Growth At a Reasonable Price (GARP) Strategy
At the core of Peter Lynch's investment strategy lies the GARP (Growth At a Reasonable Price) system. This approach is centered on the identification of companies that not only exhibit growth potential but are also trading at a reasonable price. Achieving this involves a comprehensive analysis of a company's financial statements, competitive positioning, and management quality to ascertain whether it possesses the potential to flourish and generate substantial returns over the long term.
1. Identifying Growth Potential
The first key aspect of the GARP strategy is recognizing companies with solid growth potential. This means delving into a company's historical growth rates in earnings, revenues, and cash flows. It also evaluates its potential for future growth, which may depend on market share, introduction of new products or services, and an expanding customer base. The objective is to spot companies positioned for significant growth in the future, which can, in turn, lead to elevated stock prices and robust returns for investors.
2. Trading at a Reasonable Price
The second critical criterion of the GARP strategy is pinpointing companies trading at a reasonable price. This step necessitates a meticulous examination of a company's valuation metrics, including its price-to-earnings ratio (P/E ratio), price-to-sales ratio (P/S ratio), and price-to-book ratio (P/B ratio). The goal is to find undervalued companies relative to their intrinsic value. Such discoveries offer a margin of safety and the potential for future capital gains.

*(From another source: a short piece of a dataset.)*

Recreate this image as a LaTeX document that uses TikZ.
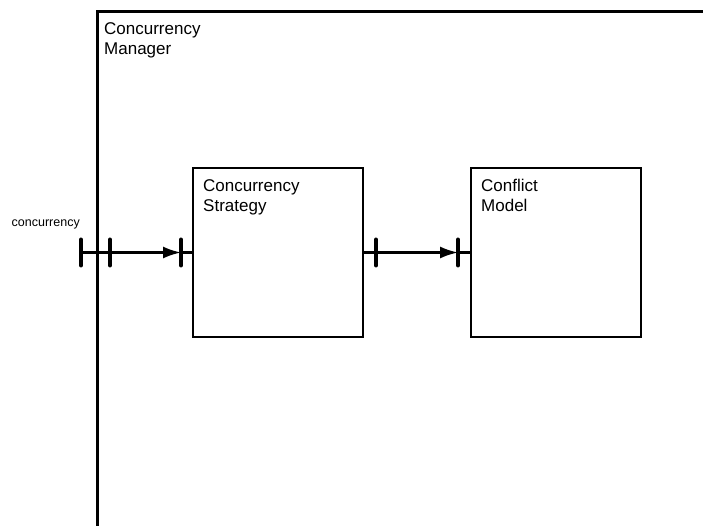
\documentclass[tikz,border=0pt]{standalone}
\usepackage{fontspec}
\setmainfont{Liberation Sans}
\usetikzlibrary{positioning, arrows.meta}

\tikzset{
  frame/.style={draw, line width=2.6pt, inner sep=0pt},
  block/.style={draw, line width=2pt, inner sep=0pt},
  caption/.style={align=left, inner sep=0pt, font=\fontsize{17}{20}\selectfont},
  portname/.style={inner sep=0pt, font=\fontsize{12.5}{15}\selectfont},
  portbar/.style={line width=4pt, line cap=round},
  wire/.style={line width=2.2pt},
  flow/.style={wire, -{Latex[length=18pt,width=12pt]}},
}

\begin{document}
\begin{tikzpicture}[x=1pt, y=-1pt]
  \useasboundingbox (0,0) rectangle (703,526);
  \clip (0,0) rectangle (703,526);

  % enclosing component, runs past the right and bottom edges
  \node[frame, anchor=north west, minimum width=700pt, minimum height=600pt] (manager) at (96,10) {};
  \node[caption, anchor=north west] (manager-name) at ([xshift=8pt,yshift=-12pt]manager.north west) {Concurrency\\Manager};

  % inner components
  \node[block, anchor=north west, minimum width=170pt, minimum height=169pt] (strategy) at (192,167) {};
  \node[block, anchor=north west, minimum width=170pt, minimum height=169pt] (model) at (470,167) {};
  \node[caption, anchor=north west] (strategy-name) at ([xshift=11pt,yshift=-12pt]strategy.north west) {Concurrency\\Strategy};
  \node[caption, anchor=north west] (model-name) at ([xshift=11pt,yshift=-12pt]model.north west) {Conflict\\Model};

  % ports
  \coordinate (mgr-edge) at (manager.west |- strategy.west);
  \coordinate (mgr-outer) at ([xshift=-15pt]mgr-edge);
  \coordinate (mgr-inner) at ([xshift=14pt]mgr-edge);
  \coordinate (strategy-in) at ([xshift=-11pt]strategy.west);
  \coordinate (strategy-out) at ([xshift=12pt]strategy.east);
  \coordinate (model-in) at ([xshift=-12pt]model.west);

  \node[portname, anchor=south east] (port-name) at ([xshift=-1pt,yshift=23pt]mgr-outer) {concurrency};

  \draw[wire] (mgr-outer) -- (mgr-inner);
  \draw[wire] (strategy-in) -- (strategy.west);
  \draw[wire] (strategy.east) -- (strategy-out);
  \draw[wire] (model-in) -- (model.west);
  \foreach \p in {mgr-outer, mgr-inner, strategy-in, strategy-out, model-in}
    \draw[portbar] ([yshift=13pt]\p) -- ([yshift=-13pt]\p);

  % connectors
  \draw[flow] (mgr-inner) -- (strategy-in);
  \draw[flow] (strategy-out) -- (model-in);
\end{tikzpicture}
\end{document}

3. Competitive Position and Management Quality
In addition to financial analysis, the GARP strategy factors in a company's competitive position and management quality. Companies fortified with robust competitive advantages, such as brand recognition, patents, or network effects, are more likely to generate sustainable growth and strong returns over the long term. Similarly, companies with good management teams with a history of effectively executing growth plans are more likely to create value for shareholders.

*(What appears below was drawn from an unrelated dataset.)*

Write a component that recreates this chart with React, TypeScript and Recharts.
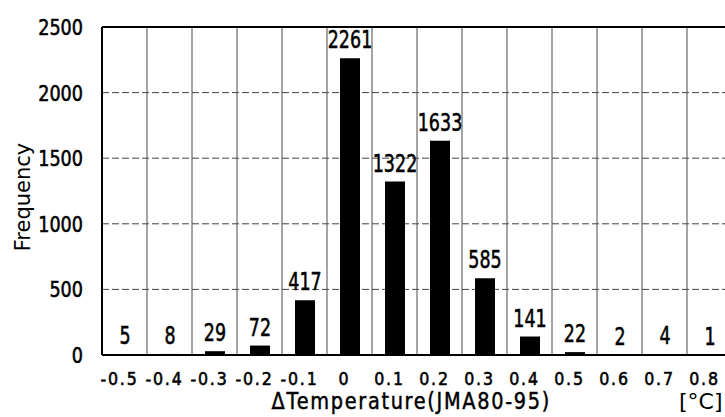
import React from 'react';
import { BarChart, Bar, XAxis, YAxis, CartesianGrid, ReferenceLine, LabelList } from 'recharts';

const categories = ['-0.5', '-0.4', '-0.3', '-0.2', '-0.1', '0', '0.1', '0.2', '0.3', '0.4', '0.5', '0.6', '0.7', '0.8'];
const frequency = [5, 8, 29, 72, 417, 2261, 1322, 1633, 585, 141, 22, 2, 4, 1];
const yTicks = [0, 500, 1000, 1500, 2000, 2500];

const data = categories.map((c, i) => ({ dt: c, freq: frequency[i] }));

const FONT = '"DejaVu Sans", sans-serif';

// vertical grid at the category boundaries, not at the band centres
const boundaryLines = ({ offset }: any) => {
  const step = offset.width / categories.length;
  return categories.map((_, i) => offset.left + step * (i + 1));
};

// the scan uses a tall, narrow gothic font; squeeze DejaVu horizontally
const Narrow = ({ x, y, size, sx, anchor, spacing, children }: any) => (
  <text
    transform={`translate(${x},${y}) scale(${sx},1)`}
    textAnchor={anchor}
    fontFamily={FONT}
    fontSize={size}
    letterSpacing={spacing || 0}
    fill="#000"
    stroke="#000"
    strokeWidth={0.6}
  >
    {children}
  </text>
);

const YTick = ({ x, y, payload }: any) => (
  <Narrow x={x} y={y + 8} size={22} sx={0.8} anchor="end">{payload.value}</Narrow>
);

const XTick = ({ x, y, payload }: any) => (
  <Narrow x={x - 5} y={y + 22} size={18} sx={0.88} anchor="middle" spacing={2}>{payload.value}</Narrow>
);

const ValueLabel = ({ x, y, width, value }: any) => (
  <Narrow x={x + width / 2} y={y - 10} size={25} sx={0.7} anchor="middle">{value}</Narrow>
);

const FreqLabel = ({ viewBox }: any) => {
  const cy = viewBox.y + viewBox.height / 2 + 6;
  return (
    <text transform={`translate(30,${cy}) rotate(-90)`} textAnchor="middle" fontFamily={FONT} fontSize={21} fill="#000">
      Frequency
    </text>
  );
};

export default function App() {
  return (
    <div style={{ position: 'fixed', left: 0, top: 0, width: 725, height: 417, overflow: 'hidden', background: '#fff' }}>
      <BarChart
        width={740}
        height={417}
        data={data}
        margin={{ top: 27, right: 8, bottom: 32, left: 0 }}
        barSize={20}
      >
        <CartesianGrid horizontal={true} vertical={false} stroke="#444" strokeDasharray="7 3" strokeWidth={1} />
        <CartesianGrid horizontal={false} vertical={true} stroke="#4a4a4a" strokeWidth={1} verticalCoordinatesGenerator={boundaryLines} />
        <XAxis
          dataKey="dt"
          height={30}
          axisLine={{ stroke: '#000', strokeWidth: 2 }}
          tickLine={false}
          tick={<XTick />}
          interval={0}
        />
        <YAxis
          domain={[0, 2500]}
          ticks={yTicks}
          width={102}
          axisLine={{ stroke: '#000', strokeWidth: 2 }}
          tickLine={false}
          tickMargin={13}
          tick={<YTick />}
          label={<FreqLabel />}
        />
        <ReferenceLine y={2500} stroke="#000" strokeWidth={2} />
        <Bar dataKey="freq" fill="#000" isAnimationActive={false}>
          <LabelList dataKey="freq" content={<ValueLabel />} />
        </Bar>
      </BarChart>
      <div style={{ position: 'absolute', left: 0, width: 822, top: 388, textAlign: 'center' }}>
        <span style={{ display: 'inline-block', transform: 'scaleX(0.84)', fontFamily: FONT, fontSize: 23, letterSpacing: 2, lineHeight: '26px', WebkitTextStroke: '0.5px #000' }}>
          ΔTemperature(JMA80-95)
        </span>
      </div>
      <div style={{ position: 'absolute', left: 679, top: 389, fontFamily: FONT, fontSize: 22, lineHeight: '26px' }}>
        [°C]
      </div>
    </div>
  );
}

In essence, the GARP strategy seamlessly merges growth and value investing principles. By carefully analyzing a company's financial statements, competitive standing, and management, investors can devote their attention to companies that are trading at a reasonable price about their growth potential. This approach sets the stage for the potential generation of substantial returns over an extended period.
Price/Earnings Growth Ratio (PEG)
Although the GARP strategy doesn't have rigid boundaries for stock inclusion or exclusion, one fundamental metric serves as a sturdy benchmark—the Price/Earnings Growth Ratio (PEG). The PEG ratio reveals the relationship between a company's P/E ratio (valuation) and its anticipated earnings growth rate over the coming years. GARP investors typically seek out stocks with a PEG ratio of 1 or less, signifying that P/E ratios are aligned with expected earnings growth. This aids in identifying stocks that are trading at reasonable prices.

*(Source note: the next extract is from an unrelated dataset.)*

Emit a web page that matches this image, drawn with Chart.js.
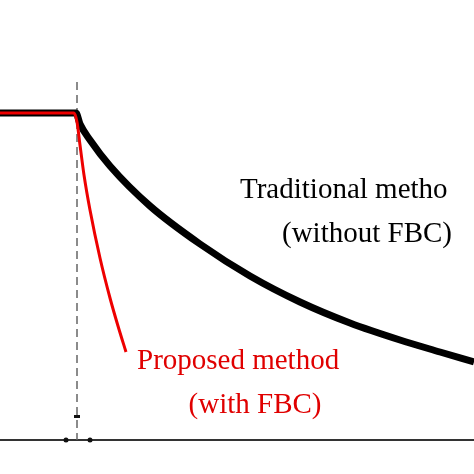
<!DOCTYPE html>
<html><head><meta charset="utf-8">
<script src="https://cdn.jsdelivr.net/npm/chart.js@4.4.0/dist/chart.umd.min.js"></script>
<style>html,body{margin:0;padding:0;background:#fff}#w{width:474px;height:474px}</style>
</head><body><div id="w"><canvas id="c"></canvas></div>
<script>
const traditionalX = [0,76,80,90,110,150,200,250,300,350,400,440,474];
const traditionalY = [113,113,124,140,166,206,244,276,302,323,340,352,362];
const proposedX = [0,74,77,80,84,90,100,110,118,126];
const proposedY = [113,113,122,145,175,210,258,298,326,352];
const axisX = [0,474];
const axisY = [440,440];
const dashX = [77,77];
const dashY = [82,440];
const labels = [
  {t:"Traditional metho", x:240, y:198, c:"#000", a:"left"},
  {t:"(without FBC)", x:367, y:242, c:"#000", a:"center"},
  {t:"Proposed method", x:137, y:369, c:"#e00000", a:"left"},
  {t:"(with FBC)", x:255, y:413, c:"#e00000", a:"center"}
];
const pts=(xs,ys)=>xs.map((x,i)=>({x,y:ys[i]}));
const textPlugin={id:'txt',afterDatasetsDraw(ch){const g=ch.ctx;g.save();g.font='29px "Liberation Serif", serif';g.textBaseline='alphabetic';
labels.forEach(l=>{g.fillStyle=l.c;g.textAlign=l.a;g.fillText(l.t,l.x,l.y);});
const xs=ch.scales.x, ys=ch.scales.y;g.fillStyle='#111';
[66,90].forEach(v=>{g.beginPath();g.arc(xs.getPixelForValue(v),ys.getPixelForValue(440),2.5,0,7);g.fill();});
g.fillRect(xs.getPixelForValue(77)-3,ys.getPixelForValue(417)-2,6,3);
g.restore();}};
new Chart(document.getElementById('c'),{type:'scatter',
data:{datasets:[
 {data:pts(proposedX,proposedY),showLine:true,borderColor:'#ee0000',borderWidth:3,pointRadius:0,cubicInterpolationMode:'monotone'},
 {data:pts(traditionalX,traditionalY),showLine:true,borderColor:'#000',borderWidth:7,pointRadius:0,cubicInterpolationMode:'monotone'},
 {data:pts(dashX,dashY),showLine:true,borderColor:'#666',borderWidth:1.5,borderDash:[8,5],pointRadius:0},
 {data:pts(axisX,axisY),showLine:true,borderColor:'#333',borderWidth:2,pointRadius:0}
]},
options:{responsive:true,maintainAspectRatio:false,animation:false,layout:{padding:0},
plugins:{legend:{display:false},tooltip:{enabled:false}},
scales:{x:{type:'linear',min:0,max:474,display:false},y:{type:'linear',min:0,max:474,reverse:true,display:false}}},
plugins:[textPlugin]});
</script></body></html>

How to Implement the GARP Strategy
To put the GARP strategy into action, investors have two primary options:
1. Individual Stock Picking: This means selecting individual stocks based on the abovementioned criteria. To identify suitable investment opportunities, investors must conduct thorough research to assess a company's financial health, competitive positioning, and management quality.
2. Invest in GARP Index: Another approach is to invest in an index that follows the GARP strategy. The Standard and Poor’s has introduced the SP500 GARP Index, designed to track "companies with consistent fundamental growth, reasonable valuation, solid financial strength, and strong earning power."
One investment vehicle that tracks the S&P 500 GARP Index is the Invesco S&P 500 GARP ETF (SPGP). This exchange-traded fund allocates at least 90% of its assets to securities constituting the S&P 500 GARP Index. The fund's holdings span healthcare, financials, and information technology. Over five years, it has outperformed the S&P 500 by an impressive 19%.
Conclusion
In conclusion, Peter Lynch's GARP strategy provides investors a robust framework for identifying promising investment opportunities. By carefully assessing growth potential, reasonable pricing, competitive positioning, and management quality, individuals can unlock substantial returns in the world of finance. Whether you employ this strategy for individual stock selection or invest in a GARP-focused index, it's a time-tested approach that aligns with Lynch's legacy of investment excellence.